Often, while building machine learning models, we focus on the accuracy metrics, trying to get the right class of an image or the right category for a paragraph of text. But these tasks, if only measured on the accuracy of the highest probability prediction limits our understanding of the network and limits the areas it can be applied to.

Before getting into the details, let’s define the two terms first.

Top 1 accuracy — As the name suggests, in an image classification problem, you extract the maximum value out of your final softmax outputs — the value that corresponds to the confidence for the predicted class for your input.

Top N accuracy — Top N accuracy is when you measure how often your predicted class falls in the top N values of your softmax distribution.

Let’s take an example -

Say you have an image classification model with 5 classes — dog, cat, giraffe, mouse and bug. You test your model on 5 images and get the following results.

Here, the predicted label gets it right 3/5 times. But for the same case, the true label turns up 4/5 times in the top 3 labels

Therefore,

Top1 accuracy — 60%

Top3 accuracy — 80%

We will try to understand why you might need the top-N accuracy instead of just the top1 accuracy by following a use-case.

Imagine you are trying to build a recommender system for your e-commerce app. Earlier, the recommendations would mostly be based on the products that have been popular for years, for months, for days. With increase in the data being gathered by businesses, there is also a need to put this data into use so businesses can generate value from it. Your engine can now find several objects you can buy based on several factors that include your behaviour in the past, the category of the products you have bought in the past, the price-range of those products, the vendors of those products, etc.

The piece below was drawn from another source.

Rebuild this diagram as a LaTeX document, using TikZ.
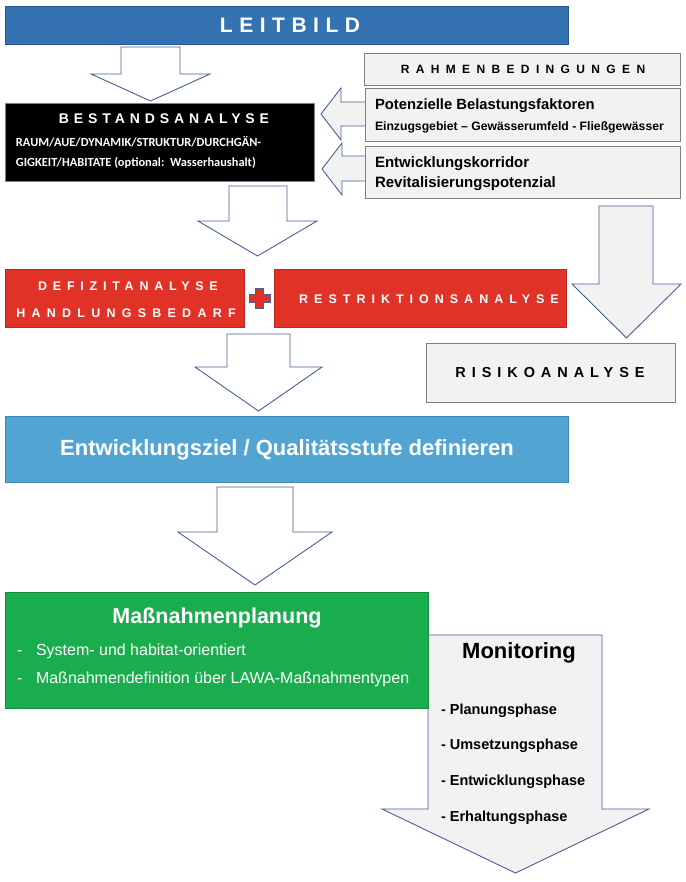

More often than not, people will end up buying not your top recommendation but something that turns up on the list later and in some cases, doesn’t appear on the list at all. The accuracy paradox turns up here — predictive models that have a certain level of accuracy may have a higher predictive power than models that have a higher accuracy. A person looking through an e-commerce platform is not looking for the first best bet he can pick. He/she is looking for diversity, novelty, coverage, serendipity and relevance.

In such a situation, besides tweaking algorithms to take into account the different ways a customer experiences the platform and how he/she interacts with it, a safer metric to evaluate the performance of your model would be a top N accuracy.

--

--